The fitted curve does a reasonable job of fitting the data away from the center of the distribution, but it does a poor job for the center. Since basketball games can't end in ties, zero is not an allowed point differential. Also, we see that only a little more than 1% of games end within a 2 point margin of victory.

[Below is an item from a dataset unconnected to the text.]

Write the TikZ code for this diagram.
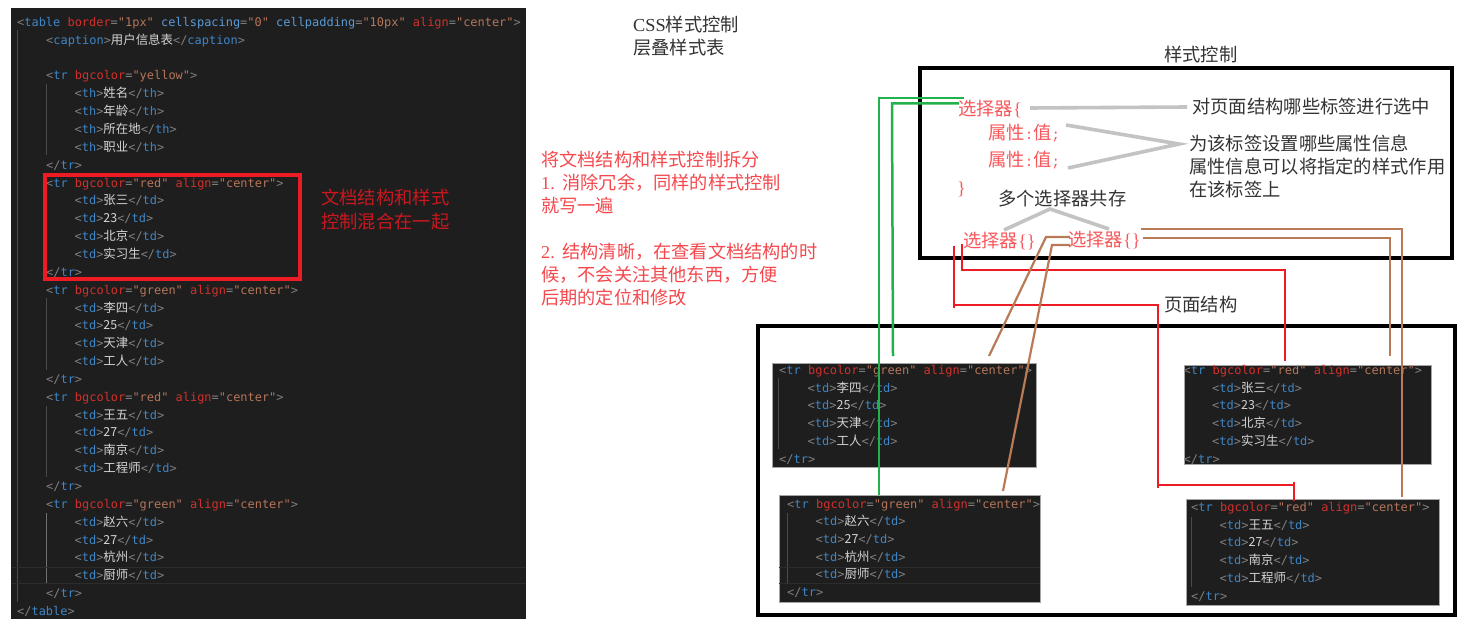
\documentclass[tikz,border=0pt]{standalone}
\usepackage{fontspec}
\setmainfont{Noto Sans CJK SC}
\newfontfamily\zhfont{Noto Sans CJK SC}
\newfontfamily\zhcode[Scale=1.04]{Noto Sans CJK SC}
\newfontfamily\codemono{DejaVu Sans Mono}
\newfontfamily\latm{Liberation Mono}
\newfontfamily\lats{Liberation Serif}
\definecolor{cbg}{HTML}{1E1E1E}
\definecolor{cbr}{HTML}{808080}
\definecolor{ctag}{HTML}{3F86C6}
\definecolor{cattr}{HTML}{D0312D}
\definecolor{cblue}{HTML}{5A9BD5}
\definecolor{cstr}{HTML}{B5755A}
\definecolor{ctxt}{HTML}{D4D4D4}
\definecolor{cguide}{HTML}{4A4A4A}
\definecolor{cguideb}{HTML}{707070}
\definecolor{chl}{HTML}{2C2C2C}
\definecolor{mygreen}{HTML}{22B14C}
\definecolor{myred}{HTML}{ED1C24}
\definecolor{mybrown}{HTML}{B97A57}
\definecolor{mygray}{HTML}{C3C3C3}
\definecolor{softred}{HTML}{F5484D}
\definecolor{softer}{HTML}{F8585C}
\definecolor{ink}{HTML}{333333}
\newcommand\zh[1]{{\color{ctxt}\zhcode #1}}
\newcommand\tg[1]{\textcolor{cbr}{<}\textcolor{ctag}{#1}\textcolor{cbr}{>}}
\newcommand\ctg[1]{\textcolor{cbr}{</}\textcolor{ctag}{#1}\textcolor{cbr}{>}}
\newcommand\atr[2]{\textcolor{cattr}{#1}\textcolor{cbr}{=}\textcolor{cstr}{"#2"}}
\newcommand\atb[2]{\textcolor{cblue}{#1}\textcolor{cbr}{=}\textcolor{cstr}{"#2"}}
\newcommand\trop[1]{\strut\textcolor{cbr}{<}\textcolor{ctag}{tr} \atr{bgcolor}{#1} \atr{align}{center}\textcolor{cbr}{>}}
\newcommand\trcl{\strut\ctg{tr}}
\newcommand\cell[2]{\strut\hspace*{28.5pt}\tg{#1}\zh{#2}\ctg{#1}}
\newcommand\ind{\hspace*{29pt}}
\newcommand\gl[1]{{\latm\fontsize{14}{23}\selectfont #1}}
\newcommand\ser[1]{{\lats #1}}
\tikzset{
  codefont/.style={font=\codemono\fontsize{11.95}{17.85}\selectfont},
  panelfont/.style={font=\codemono\fontsize{12}{17.7}\selectfont},
  codetext/.style={anchor=north west,inner sep=0pt,align=left,text=ctxt},
  panel/.style={anchor=north west,fill=cbg,draw=cbr!70,line width=.5pt,inner sep=0pt},
  label/.style={anchor=west,inner sep=0pt,font=\fontsize{18.3}{23}\selectfont,align=left},
  redtext/.style={anchor=north west,inner sep=0pt,align=left,text=softred,font=\fontsize{18.2}{23}\selectfont},
  heavybox/.style={draw=black,line width=4pt,anchor=north west,inner sep=0pt,outer sep=0pt},
  guide/.style={draw=cguide,line width=.7pt},
  guideb/.style={draw=cguideb,line width=.7pt},
  hl/.style={draw=chl,line width=.7pt},
  gline/.style={draw=mygray,line width=3.6pt},
  gwire/.style={draw=mygreen,line width=2.5pt},
  rwire/.style={draw=myred,line width=2.6pt},
  bwire/.style={draw=mybrown,line width=2.2pt},
}
\begin{document}
\begin{tikzpicture}[x=1pt,y=-1pt]
\useasboundingbox (0,0) rectangle (1461,623);
\fill[white] (0,0) rectangle (1461,623);

% main code panel
\node[panel,draw=none,minimum width=515pt,minimum height=611pt] (code) at (11,8) {};
\draw[guide] (17,30) -- (17,602);
\draw[guide] (46.5,84) -- (46.5,155);
\draw[guide] (46.5,298) -- (46.5,370);
\draw[guide] (46.5,406) -- (46.5,477);
\draw[guideb] (46.5,513) -- (46.5,583);
\draw[hl] (11,567) -- (526,567);
\draw[hl] (11,583) -- (526,583);
\node[codetext,codefont] (codetxt) at (17,13.7) {%
\strut\textcolor{cbr}{<}\textcolor{ctag}{table} \atr{border}{1px} \atb{cellspacing}{0} \atb{cellpadding}{10px} \atr{align}{center}\textcolor{cbr}{>}\\
\ind\strut\tg{caption}\zh{用户信息表}\ctg{caption}\\
\strut\\
\ind\strut\textcolor{cbr}{<}\textcolor{ctag}{tr} \atr{bgcolor}{yellow}\textcolor{cbr}{>}\\
\ind\cell{th}{姓名}\\
\ind\cell{th}{年龄}\\
\ind\cell{th}{所在地}\\
\ind\cell{th}{职业}\\
\ind\trcl\\
\ind\trop{red}\\
\ind\cell{td}{张三}\\
\ind\cell{td}{23}\\
\ind\cell{td}{北京}\\
\ind\cell{td}{实习生}\\
\ind\trcl\\
\ind\trop{green}\\
\ind\cell{td}{李四}\\
\ind\cell{td}{25}\\
\ind\cell{td}{天津}\\
\ind\cell{td}{工人}\\
\ind\trcl\\
\ind\trop{red}\\
\ind\cell{td}{王五}\\
\ind\cell{td}{27}\\
\ind\cell{td}{南京}\\
\ind\cell{td}{工程师}\\
\ind\trcl\\
\ind\trop{green}\\
\ind\cell{td}{赵六}\\
\ind\cell{td}{27}\\
\ind\cell{td}{杭州}\\
\ind\cell{td}{厨师}\\
\ind\trcl\\
\strut\ctg{table}};
\node[draw=myred,line width=3.5pt,anchor=north west,inner sep=0pt,outer sep=0pt,minimum width=255pt,minimum height=104pt] (mixbox) at (45,175) {};
\node[anchor=north west,inner sep=0pt,align=left,text=myred!85!black,font=\fontsize{18.3}{24}\selectfont] (mixtxt) at (321,189) {文档结构和样式\\控制混合在一起};

% middle text
\node[label,text=ink] (css) at (633,25) {\ser{CSS}样式控制};
\node[label,text=ink] (layer) at (633,48) {层叠样式表};
\node[redtext] (split) at (541,150.5) {将文档结构和样式控制拆分\\\ser{1. }\hspace{1.5pt}消除冗余，同样的样式控制\\就写一遍\\[23pt]\ser{2. }\hspace{1.5pt}结构清晰，在查看文档结构的时\\候，不会关注其他东西，方便\\后期的定位和修改};

% style box
\node[heavybox,minimum width=532pt,minimum height=190pt] (stylebox) at (920,68) {};
\node[label,text=ink] (styletitle) at (1164,55) {样式控制};
\node[label,text=softer] (sel) at (958,109) {选择器\ser{\{}};
\node[label,text=softer] (pv1) at (988,133) {属性\gl{:}值\gl{;}};
\node[label,text=softer] (pv2) at (988,160) {属性\gl{:}值\gl{;}};
\node[label,text=softer] (close) at (957,189) {\ser{\}}};
\node[label,text=ink] (choose) at (1192,107) {对页面结构哪些标签进行选中};
\node[label,text=ink] (setattr) at (1189,143) {为该标签设置哪些属性信息};
\node[label,text=ink] (attrinfo) at (1189,167) {属性信息可以将指定的样式作用};
\node[label,text=ink] (attrinfob) at (1189,190) {在该标签上};
\node[label,text=ink] (many) at (998,199) {多个选择器共存};
\node[label,text=softer] (sela) at (963,241) {选择器\ser{\{\}}};
\node[label,text=softer] (selb) at (1068,240) {选择器\ser{\{\}}};

% structure box
\node[heavybox,minimum width=697pt,minimum height=289pt] (pagebox) at (758,326) {};
\node[label,text=ink] (pagetitle) at (1164,305) {页面结构};

% snippet panels
\node[panel,minimum width=264pt,minimum height=104pt] (p1) at (772,363) {};
\draw[guide] (778,378) -- (778,449);
\node[codetext,panelfont] (p1t) at (779,362) {%
\trop{green}\\\cell{td}{李四}\\\cell{td}{25}\\\cell{td}{天津}\\\cell{td}{工人}\\\trcl};
\node[panel,minimum width=261pt,minimum height=107pt] (p2) at (779,495) {};
\draw[guide] (787.5,513) -- (787.5,584);
\draw[hl] (779,567) -- (1040,567);
\draw[hl] (779,583) -- (1040,583);
\node[codetext,panelfont] (p2t) at (787,495.5) {%
\trop{green}\\\cell{td}{赵六}\\\cell{td}{27}\\\cell{td}{杭州}\\\cell{td}{厨师}\\\trcl};
\node[panel,minimum width=247pt,minimum height=99pt] (p3) at (1183.5,365) {};
\node[codetext,panelfont] (p3t) at (1183.5,362) {%
\trop{red}\\\cell{td}{张三}\\\cell{td}{23}\\\cell{td}{北京}\\\cell{td}{实习生}\\\trcl};
\node[panel,minimum width=253pt,minimum height=106pt] (p4) at (1186,499) {};
\draw[guide] (1191,517) -- (1191,587);
\node[codetext,panelfont] (p4t) at (1191,499) {%
\trop{red}\\\cell{td}{王五}\\\cell{td}{27}\\\cell{td}{南京}\\\cell{td}{工程师}\\\trcl};

% gray explanation strokes
\coordinate (gs1) at (1030,108);
\coordinate (gs2) at (1187,107);
\coordinate (gv1) at (1066,125);
\coordinate (gv2) at (1179,144);
\coordinate (gv3) at (1068,168);
\coordinate (gm1) at (1004,230);
\coordinate (gm2) at (1050,209);
\coordinate (gm3) at (1109,229);
\draw[gline] (gs1) -- (gs2);
\draw[gline] (gv1) -- (gv2) -- (gv3);
\draw[gline] (gm1) -- (gm2) -- (gm3);

% green wires
\coordinate (ga) at (964,98);
\coordinate (gab) at (879,98);
\coordinate (gac) at (879,495);
\coordinate (gb) at (959,103.5);
\coordinate (gbb) at (892,103.5);
\coordinate (gbc) at (893,356);
\draw[gwire] (ga) -- (gab) -- (gac);
\draw[gwire] (gb) -- (gbb) -- (gbc);

% red wires
\coordinate (ra) at (962,244);
\coordinate (rab) at (962,270);
\coordinate (rac) at (1285,270);
\coordinate (rad) at (1285,361);
\draw[rwire] (ra) -- (rab) -- (rac) -- (rad);
\coordinate (rb) at (954,246);
\coordinate (rbs) at (954,308);
\coordinate (rbb) at (954,305);
\coordinate (rbc) at (1158,305);
\coordinate (rbt) at (1158,488);
\coordinate (rbd) at (1158,485);
\coordinate (rbe) at (1294,485);
\coordinate (rbu) at (1294,482);
\coordinate (rbf) at (1294,501);
\draw[rwire] (rb) -- (rbs);
\draw[rwire] (rbb) -- (rbc) -- (rbt);
\draw[rwire] (rbd) -- (rbe);
\draw[rwire] (rbu) -- (rbf);

% brown wires
\coordinate (ba) at (1141,229);
\coordinate (bab) at (1402,229);
\coordinate (bac) at (1402,497);
\coordinate (bb) at (1143,238);
\coordinate (bbb) at (1390,238);
\coordinate (bbc) at (1390,356);
\coordinate (bc) at (1070,237);
\coordinate (bcb) at (1046,237);
\coordinate (bcc) at (989,356);
\coordinate (bd) at (1070,245);
\coordinate (bdb) at (1052,245);
\coordinate (bdc) at (1003,491);
\draw[bwire] (ba) -- (bab) -- (bac);
\draw[bwire] (bb) -- (bbb) -- (bbc);
\draw[bwire] (bc) -- (bcb) -- (bcc);
\draw[bwire] (bd) -- (bdb) -- (bdc);
\end{tikzpicture}
\end{document}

So, the normal distribution is too high for small margins of victory, and too low for typical margins of victory.
This suggests that will need to be very careful about how we choose to model and predict NBA point differentials.
To make sure this effect isn't just a coincidence for the 2016-17 season, let's generate the same plot for the entire data set.
fig, ax = plt.subplots(figsize=(9, 6))
ax = plot_score_diff(reg, ax)
plt.show()
We get the same basic message looking at all 21 seasons. The data look very "normal" away from the center, but aren't in the middle of the distribution. The normal distribution should give you a reasonable approximation for the probability of big blowouts, but doesn't do an adequate job for typical games.